Protections for Military Parents

Active-duty service members facing custody proceedings during deployment can invoke the federal Servicemembers Civil Relief Act to delay court hearings. The SCRA allows a deployed parent to request an automatic 90-day stay of proceedings, with any extensions beyond that at the judge’s discretion.11Military OneSource. Child Custody Considerations for Military Families This prevents the other parent from securing permanent custody changes while the service member cannot appear in court.

All 50 states have also enacted protections ensuring that military-related absences do not count against a parent in custody determinations.11Military OneSource. Child Custody Considerations for Military Families If you are facing deployment, address temporary custody arrangements in your parenting plan before you leave. Temporary orders that preserve your rights are far easier to obtain proactively than modifications sought after the fact.

Modifying an Existing Plan

Parenting plans sometimes need to change as circumstances shift. Under Texas Family Code Section 156.101, you can petition the court to modify a custody order if circumstances have materially and substantially changed since the last order was entered. Job loss, remarriage, relocation, or a change in the child’s medical or educational needs can all qualify.

The bar for modification is deliberately high.

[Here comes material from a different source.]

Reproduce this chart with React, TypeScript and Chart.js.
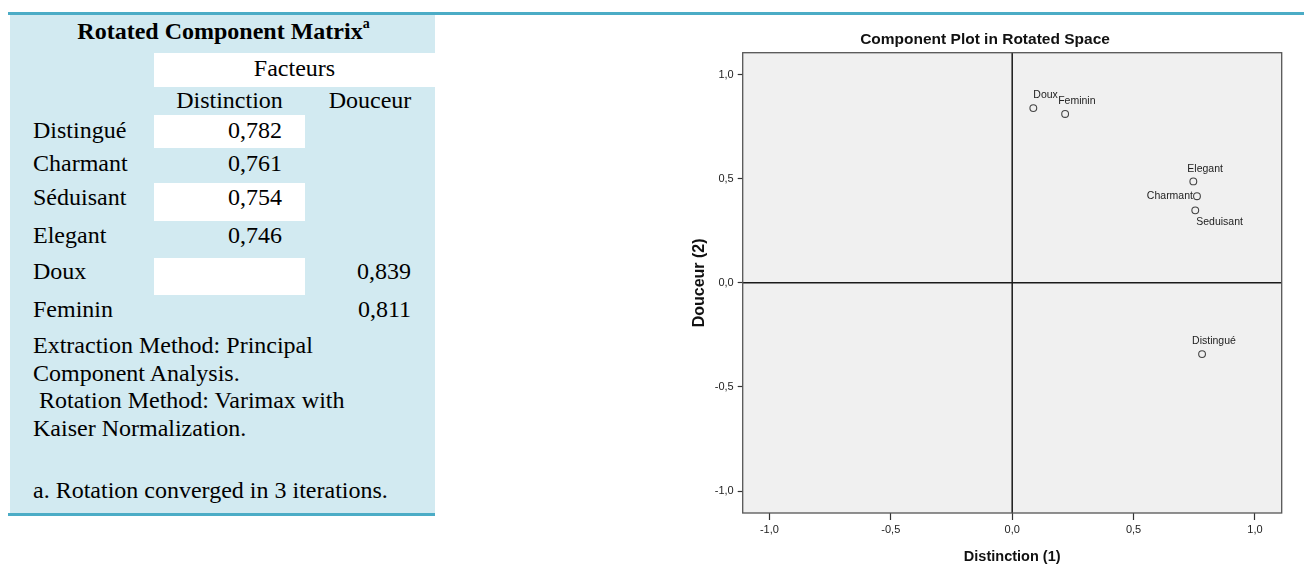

Courts do not want parents relitigating custody every time they are unhappy with the arrangement. The change has to be significant, ongoing, and directly tied to the child’s well-being. Parental inconvenience alone will not get you there. Every modification must also independently satisfy the best-interest-of-the-child standard.

You file a petition to modify with the same court that issued the original order. Filing fees vary by county, and many courts require mediation before scheduling a modification hearing. The statute also includes an alternative path: if all parties agree to the changes, you can submit a modified agreed order and skip the contested hearing entirely.

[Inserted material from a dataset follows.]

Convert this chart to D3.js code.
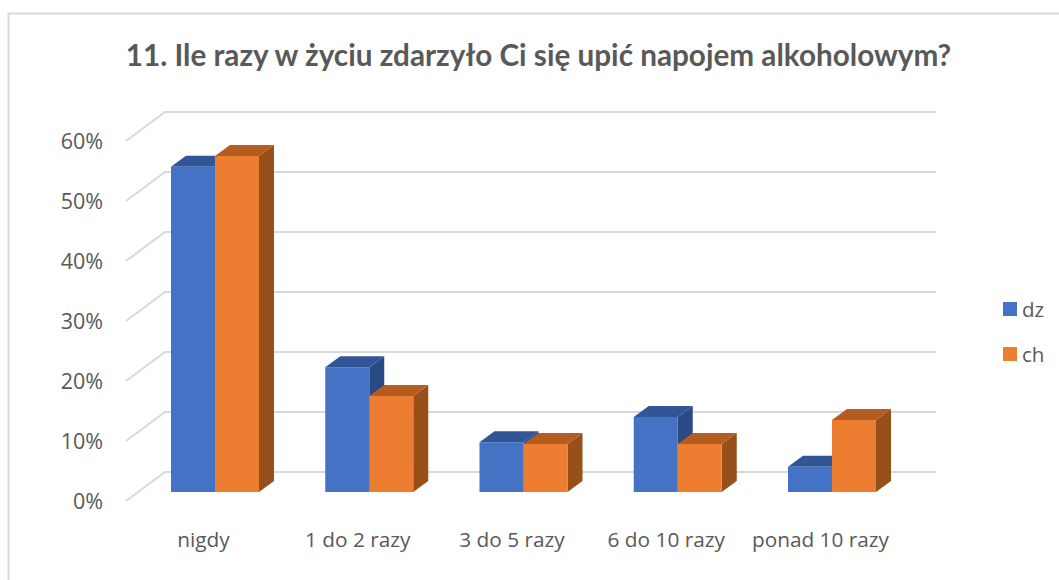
<!DOCTYPE html>
<html><head><meta charset="utf-8">
<script src="https://cdn.jsdelivr.net/npm/d3@7/dist/d3.min.js"></script>
<style>html,body{margin:0;padding:0;background:#fff}svg{display:block}text{font-family:"Open Sans",sans-serif;fill:#595959}.t{font-family:Lato,sans-serif}</style>
</head><body><svg id="c" width="1059" height="580"></svg>
<script>
const titleText = "11. Ile razy w życiu zdarzyło Ci się upić napojem alkoholowym?";
const categories = ["nigdy","1 do 2 razy","3 do 5 razy","6 do 10 razy","ponad 10 razy"];
const seriesNames = ["dz","ch"];
const dz = [54.2,20.8,8.3,12.5,4.2];
const ch = [56,16,8,8,12];
const ticks = [0,10,20,30,40,50,60];
const colors = {dz:{front:"#4472c4",top:"#325597",side:"#2a4a85"},ch:{front:"#ed7d31",top:"#b55d20",side:"#98501b"}};

const svg = d3.select("#c");
const depthX = 15, depthY = 11;
const y = d3.scaleLinear().domain([0,60]).range([492,132]);
const x0 = d3.scaleBand().domain(categories).range([171, 171+154.25*5]);
const barW = 44;
const x1 = d3.scaleBand().domain(seriesNames).range([0,barW*2]);

svg.append("path").attr("d","M1059,13.5H8.5V580").attr("fill","none").attr("stroke","#d9d9d9").attr("stroke-width",2);

svg.append("text").attr("class","t").attr("x",538.5).attr("y",66).attr("text-anchor","middle")
  .attr("font-size",29.7).attr("font-weight",700).text(titleText);

const gx0=126, gx1=165, gx2=936, dy=29;
ticks.forEach(t=>{
  const yb = y(t)-20;
  svg.append("path").attr("d",`M${gx0},${yb+dy}L${gx1},${yb}H${gx2}`)
    .attr("fill","none").attr("stroke","#d9d9d9").attr("stroke-width",2);
  svg.append("text").attr("x",103).attr("y",yb+37).attr("text-anchor","end")
    .attr("font-size",21.5).text(t+"%");
});

categories.forEach((c,i)=>{
  seriesNames.forEach((s,k)=>{
    const v = (s==="dz"?dz:ch)[i];
    const l = x0(c)+x1(s), w=x1.bandwidth(), t=y(v), b=y(0), col=colors[s];
    const g = svg.append("g");
    g.append("path").attr("fill",col.side).attr("d",`M${l+w},${t}l${depthX},${-depthY}V${b-depthY}l${-depthX},${depthY}Z`);
    g.append("path").attr("fill",col.top).attr("d",`M${l},${t}l${depthX},${-depthY}h${w}l${-depthX},${depthY}Z`);
    g.append("rect").attr("x",l).attr("y",t).attr("width",w).attr("height",b-t).attr("fill",col.front);
  });
  svg.append("text").attr("x",x0(c)+32.5).attr("y",547).attr("text-anchor","middle")
    .attr("font-size",20.8).text(c);
});

seriesNames.forEach((s,i)=>{
  const ly = 302+45*i;
  svg.append("rect").attr("x",1003).attr("y",ly).attr("width",14).attr("height",14).attr("fill",colors[s].front);
  svg.append("text").attr("x",1022).attr("y",ly+15).attr("font-size",20.5).text(s);
});
</script></body></html>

Drafting and Filing the Plan

To draft a parenting plan, you need identifying information for all parties: full legal names, addresses, and Social Security numbers for both parents and children. You will also need the child’s school or daycare details.

Before filling out paperwork, finalize the key decisions: which parent has the exclusive right to determine the child’s primary residence, what geographic restriction applies, which possession schedule to use, and how to allocate decision-making rights. If parents agree on all terms, they submit a written agreed parenting plan. If they cannot agree, each side proposes terms and the court decides.

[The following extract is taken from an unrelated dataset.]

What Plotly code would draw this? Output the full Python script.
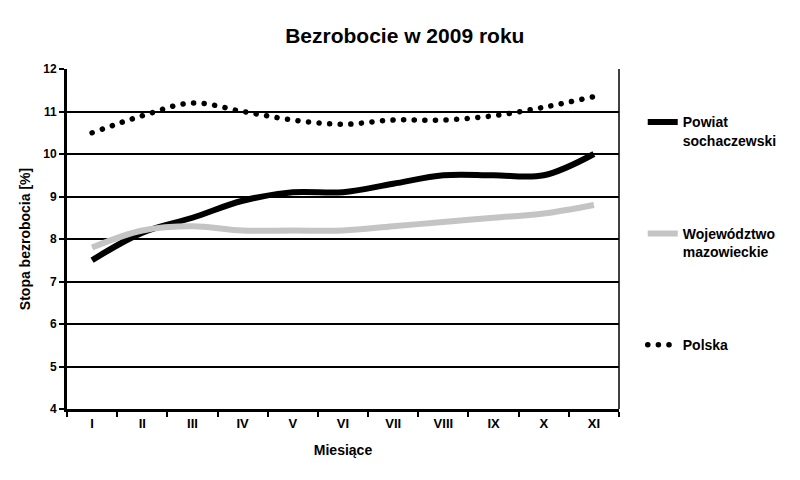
import plotly.graph_objects as go

months = ["I", "II", "III", "IV", "V", "VI", "VII", "VIII", "IX", "X", "XI"]
powiat = [7.5, 8.15, 8.5, 8.9, 9.1, 9.1, 9.3, 9.5, 9.5, 9.5, 10.0]
wojew = [7.8, 8.2, 8.3, 8.2, 8.2, 8.2, 8.3, 8.4, 8.5, 8.6, 8.8]
polska = [10.5, 10.9, 11.2, 11.0, 10.8, 10.7, 10.8, 10.8, 10.9, 11.1, 11.35]

FONT = "Liberation Sans, Arial, sans-serif"

fig = go.Figure()
fig.add_trace(go.Scatter(x=months, y=powiat, mode="lines", name="Powiat<br>sochaczewski",
                         legendgroup="a", line=dict(color="black", width=6, shape="spline", smoothing=1.0)))
fig.add_trace(go.Scatter(x=months, y=wojew, mode="lines", name="Województwo<br>mazowieckie",
                         legendgroup="b", line=dict(color="#c4c4c4", width=6, shape="spline", smoothing=1.0)))
fig.add_trace(go.Scatter(x=months, y=polska, mode="lines", name="Polska",
                         legendgroup="c", line=dict(color="black", width=5.5, shape="spline", smoothing=1.0,
                                                    dash="0.1px,10.5px")))

fig.add_shape(type="line", xref="paper", yref="paper", x0=1, x1=1, y0=0, y1=1,
              line=dict(color="black", width=1.5))

fig.update_layout(
    width=800, height=480,
    margin=dict(l=67, r=181, t=69, b=71),
    paper_bgcolor="white", plot_bgcolor="white",
    font=dict(family=FONT, color="black", size=12),
    title=dict(text="Bezrobocie w 2009 roku", x=0.506, xanchor="center", y=0.925, yanchor="middle",
               font=dict(size=21, weight="bold", family=FONT)),
    showlegend=True,
    legend=dict(x=1.043, xanchor="left", y=0.89, yanchor="top", tracegroupgap=72,
                valign="top", font=dict(size=14, weight="bold", family=FONT),
                itemwidth=30, bgcolor="rgba(0,0,0,0)"),
    xaxis=dict(type="category", range=[-0.5, 10.5], showgrid=False, showline=True,
               linecolor="black", linewidth=3,
               ticks="outside", tickson="boundaries", ticklen=5, tickwidth=2, tickcolor="black",
               tickfont=dict(size=13, weight="bold"),
               title=dict(text="Miesiące", font=dict(size=14, weight="bold"), standoff=16)),
    yaxis=dict(range=[4, 12], dtick=1, showgrid=True, gridcolor="black", gridwidth=1.5,
               showline=True, linecolor="black", linewidth=3, zeroline=False,
               ticks="outside", ticklen=5, tickwidth=2, tickcolor="black",
               tickfont=dict(size=12, weight="bold"),
               title=dict(text="Stopa bezrobocia [%]", font=dict(size=14, weight="bold"), standoff=10)),
)

post = """
document.querySelectorAll('.js-line').forEach(function(p){
  if (p.style.strokeDasharray && p.style.strokeDasharray.indexOf('10.5') >= 0) p.style.strokeLinecap='round';
});
"""

fig.write_html("out.html", post_script=post)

Filing happens at the District Clerk’s office in the county where the child has lived for at least six months. Filing fees vary by county, so contact the clerk’s office for current amounts before you go.12Texas Law Help. Filing for Divorce with Children You will also need to arrange for the other parent to be formally served with the paperwork unless they have already signed an agreed plan or filed a waiver of service.

Finalizing the Plan in Court

Most Texas family courts encourage or require mediation before a contested custody case goes to trial. Mediation places both parents with a trained neutral mediator who helps negotiate terms. If you reach an agreement in mediation, it gets written up and submitted to the judge. Agreements reached in mediation are generally binding once signed and are very difficult to set aside later, so take the session seriously and do not agree to terms you cannot live with.

For uncontested cases where both parents already agree on everything, the court holds a brief prove-up hearing. One or both parents testify under oath that they understand and voluntarily agree to the terms, and the judge confirms that the arrangement serves the child’s best interest.13Texas State Law Library. Divorce – Finalizing the Divorce

Once the judge signs the Final Decree of Divorce or the Order in Suit Affecting the Parent-Child Relationship, the parenting plan becomes a binding court order. Violating its terms — withholding visitation, failing to pay support, moving outside the geographic restriction — can lead to contempt of court, make-up possession time for the other parent, and in serious cases, jail time.